In this post, we’ll look at two approaches to overcoming these challenges through a database assisted aggregation pattern.
The advantages of this pattern are:
- Avoid complexities of sequential convoys, especially sequential convoys that may have to run for long periods of time
- Allow for complex subgrouping
- More flexible data modification options throughout aggregation
There are two versions of this pattern that I’ve been using. One involves storing XML blobs in a document-database model, and one involves writing data down to a table throughout the day. The document model works well if there’s no need to modify data, data is not going to a flat file destination, and you need to capture only limited metadata about the document. The table model works well for flat file based output, especially for larger flat files that would be prohibitive to work with in BizTalk in a single shot.
In this scenario, whenever a message comes in that needs to be aggregated, it’s mapped to a stored procedure that takes an XML parameter along with any other metadata fields about that message that will be captured on the row level. This might be as simple as a Transaction ID, OriginID, and a date that will be used for grouping/sorting. A stored procedure would look like this:
CREATE TABLE tAggregatorSample (TransactionID int, OriginId, DT datetime, doc XML); GO CREATE PROCEDURE pInsertDoc ( @TransactionID int, @OriginID int, @dt DATETIME, @doc XML ) AS BEGIN INSERT tAggregatorSample (TransactionId, OriginId, DT, doc) VALUES (@TransactionID, @originId, @dt, @doc); END
A map to this procedure would look fairly standard, but the “doc” node would take input from a scripting functoid to use an xsl:copy-of instruction to copy the desired portion of the XML document. This snippet would go in a scripting functoid using Inline XSLT, and a single output link to the doc node:
<doc xmlns='http://schemas.microsoft.com/Sql/2008/05/TypedProcedures/pInsertDoc'> <!-- put it in a CDATA node to prevent BizTalk from confusing content in the mapper --> <xsl:text disable-output-escaping="yes"><![CDATA[</xsl:text> <xsl:copy-of select="/path/to/node/to/copy" /> <xsl:text disable-output-escaping="yes">]]</xsl:text> <xsl:text disable-output-escaping="yes">></xsl:text> </doc>
The select attribute on the copy-of could point to any node in the document; the root node works for the entire document, but since we’re aggregating we probably want a child node that will later be re-wrapped in the root node. So, using the following XML:
<ns0:Root xmlns:ns0="http://ns-for-schema"> <ns0:TransactionId>1</ns0:TransactionId> <ns0:OriginId>123</ns0:OriginId> <ns0:TransactionDate>2015-10-10</ns0:TransactionDate> <ns0:Transaction><ns0:Child /><ns0:Child />...</ns0:Transaction> <ns0:Root>
We’d probably want the path for the “Transaction” node.

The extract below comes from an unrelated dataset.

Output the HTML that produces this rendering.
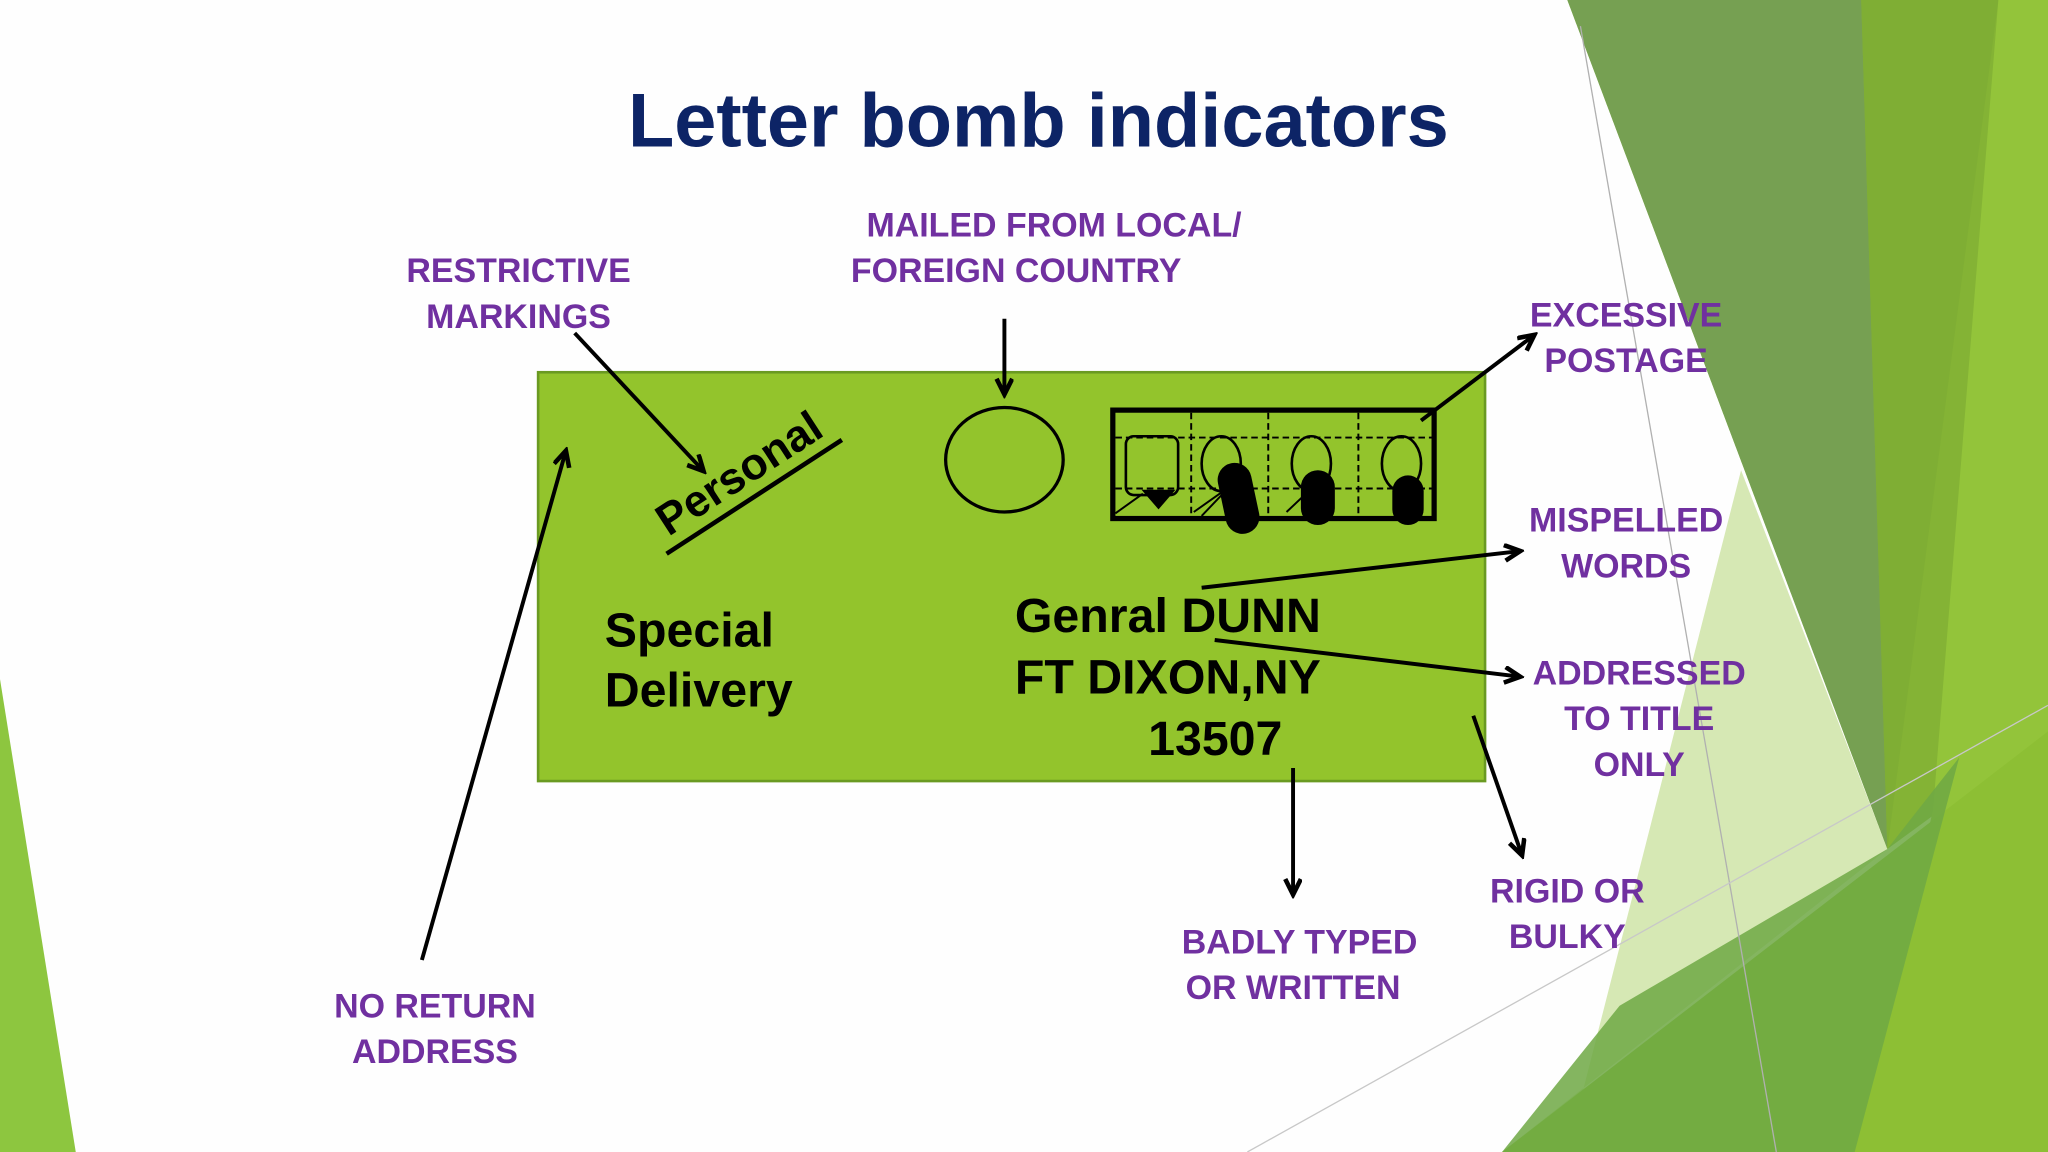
<!DOCTYPE html>
<html><head><meta charset="utf-8"><style>html,body{margin:0;padding:0;background:#fff}svg{display:block}</style></head>
<body>
<svg width="2048" height="1152" viewBox="0 0 1568 882" xmlns="http://www.w3.org/2000/svg">
<defs><marker id="ah" markerWidth="16" markerHeight="16" refX="12" refY="7" orient="auto" markerUnits="userSpaceOnUse"><path d="M1,1 L13,7 L1,13" fill="none" stroke="#000" stroke-width="3.5"/></marker></defs>
<rect width="1568" height="882" fill="#fefefe"/>
<!-- background shapes -->
<polygon points="0,520 0,882 58,882" fill="#8dc63f"/>
<polygon points="1333,360 1445,650 1150,882 1200,882" fill="#d6e8b4"/>
<polygon points="1200,0 1568,0 1568,560 1445,650" fill="#84b335"/>
<polygon points="1200,0 1425,0 1445,650" fill="#76a052"/>
<polygon points="1425,0 1530,0 1445,650" fill="#7fae34"/>
<polygon points="1530,0 1568,0 1568,882 1420,882 1480,620" fill="#93c43a"/>
<polygon points="1150,882 1568,560 1568,882" fill="#8dbf34"/>
<polygon points="1240,770 1445,650 1500,580 1420,882 1150,882" fill="#6fa844" opacity="0.85"/>
<line x1="1210" y1="20" x2="1360" y2="882" stroke="#b0b0b0" stroke-width="1"/>
<line x1="955" y1="882" x2="1568" y2="540" stroke="#c8c8c8" stroke-width="1"/>
<!-- title -->
<text x="795" y="112" text-anchor="middle" font-family="Liberation Sans, sans-serif" font-weight="bold" font-size="58" fill="#0d2466">Letter bomb indicators</text>
<!-- envelope -->
<rect x="412" y="285" width="725" height="313" fill="#93c42c" stroke="#6a9a22" stroke-width="2"/>
<ellipse cx="769" cy="352" rx="45" ry="40" fill="none" stroke="#000" stroke-width="2.5"/>
<rect x="852" y="314" width="246" height="83" fill="none" stroke="#000" stroke-width="4"/>
<g stroke="#000" stroke-width="1.5" stroke-dasharray="5,3"><line x1="912" y1="316" x2="912" y2="395"/><line x1="971" y1="316" x2="971" y2="395"/><line x1="1040" y1="316" x2="1040" y2="395"/><line x1="854" y1="335" x2="1096" y2="335"/><line x1="854" y1="374" x2="1096" y2="374"/></g>
<rect x="862" y="334" width="40" height="45" rx="6" fill="none" stroke="#000" stroke-width="2"/>
<polygon points="874,375 900,375 887,390" fill="#000"/>
<line x1="854" y1="393" x2="875" y2="378" stroke="#000" stroke-width="1.5"/>
<g fill="none" stroke="#000" stroke-width="2"><ellipse cx="935" cy="355" rx="15" ry="21"/><ellipse cx="1004" cy="355" rx="15" ry="21"/><ellipse cx="1073" cy="355" rx="15" ry="21"/></g>
<g fill="#000"><rect x="936" y="372" width="26" height="55" rx="13" transform="rotate(-12 949 385) translate(0 -18)"/><rect x="996" y="360" width="26" height="42" rx="13"/><rect x="1066" y="364" width="24" height="38" rx="12"/></g>
<g stroke="#000" stroke-width="1.5"><line x1="914" y1="392" x2="938" y2="375"/><line x1="920" y1="395" x2="942" y2="372"/><line x1="985" y1="392" x2="1003" y2="375"/></g>
<g transform="translate(572,372) rotate(-33)"><text x="0" y="0" text-anchor="middle" font-family="Liberation Sans, sans-serif" font-weight="bold" font-size="34" fill="#000">Personal</text><line x1="-80" y1="10" x2="80" y2="10" stroke="#000" stroke-width="3.5"/></g>
<g font-family="Liberation Sans, sans-serif" font-weight="bold" font-size="37" fill="#000"><text x="463" y="495">Special</text><text x="463" y="541">Delivery</text><text x="777" y="484">Genral DUNN</text><text x="777" y="531">FT DIXON,NY</text><text x="879" y="578">13507</text></g>
<!-- arrows -->
<g stroke="#000" stroke-width="3" marker-end="url(#ah)"><line x1="440" y1="255" x2="538" y2="360"/><line x1="769" y1="244" x2="769" y2="301"/><line x1="1088" y1="322" x2="1174" y2="257"/><line x1="920" y1="450" x2="1163" y2="422"/><line x1="930" y1="490" x2="1163" y2="518"/><line x1="1128" y1="548" x2="1165" y2="654"/><line x1="990" y1="588" x2="990" y2="684"/><line x1="323" y1="735" x2="433" y2="346"/></g>
<!-- labels -->
<g font-family="Liberation Sans, sans-serif" font-weight="bold" font-size="26" fill="#7030a0" text-anchor="middle">
<text x="397" y="216">RESTRICTIVE</text><text x="397" y="251">MARKINGS</text>
<text x="807" y="181">MAILED FROM  LOCAL/</text><text x="778" y="216">FOREIGN COUNTRY</text>
<text x="1245" y="250">EXCESSIVE</text><text x="1245" y="285">POSTAGE</text>
<text x="1245" y="407">MISPELLED</text><text x="1245" y="442">WORDS</text>
<text x="1255" y="524">ADDRESSED</text><text x="1255" y="559">TO TITLE</text><text x="1255" y="594">ONLY</text>
<text x="1200" y="691">RIGID OR</text><text x="1200" y="726">BULKY</text>
<text x="995" y="730">BADLY TYPED</text><text x="990" y="765">OR WRITTEN</text>
<text x="333" y="779">NO RETURN</text><text x="333" y="814">ADDRESS</text>
</g>
</svg>
</body></html>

On the outbound side of things, when ready (or a particular trigger message is received), a stored procedure like the following will extract the aggregated XML from the database:
CREATE PROCEDURE pExtractDoc ( @OriginId int, @dt DATETIME ) AS BEGIN WITH XMLNAMESPACES('http://ns-for-schema' as ns1) SELECT TOP 1 TransactionId as 'ns0:TransactionId' ,OriginId as 'ns0:OriginId' ,dt as 'ns0:TransactionDate') ,(SELECT doc as '*' -- just get the raw XML as is FROM pAggregatorSample t2 WHERE OriginId = @OriginId ORDER BY DT FOR XML PATH(''), TYPE) -- stuff the XML back into the parent FOR XML PATH('ns1:Root') END
Invoking this as an XmlProcedure would give you back your aggregated document ready for consumption by BizTalk (for example, a send port filtering on such messages coming from this port).
This model works well when large aggregation is done for a simple flat file. In this case, the scenario is a system that’s expecting a very large flat file, or perhaps needs previous records updated. Here, the inbound map and stored procedure is far more standard – map the relevant fields to the columns as desired, insert them, and you’re good. If the rows need to be modified, they can now be modified easily using standard SQL UPDATE statements.
On the outbound end, you have a couple options. If the file is going to a large CSV file, you can use the BCP utility to very quickly export it; I’ve tested this with up to 500MB worth of raw flat file data, and it finishes in about a minute (forget even trying to process a message like that in BizTalk – the XML version would be several gigabytes). On the other hand, if you’re dealing with smaller quantities of data, you can export the data back to BizTalk via a stored procedure (either StronglyTyped or XmlProcedure as desired), map to your destination schema, and be on your way. Even in this case, the outbound mapping becomes much simpler and avoids the need to reconstruct messages for every update (very expensive as the message grows in size).
Some data retention policy should be put into place here – issuing a TRUNCATE after the last aggregated message is sent, or deleting rows as they get polled for example. If there’s any desire to resubmit aggregated messages, the data could be stored for longer periods of time and resubmitted easily using the same process as the initial export.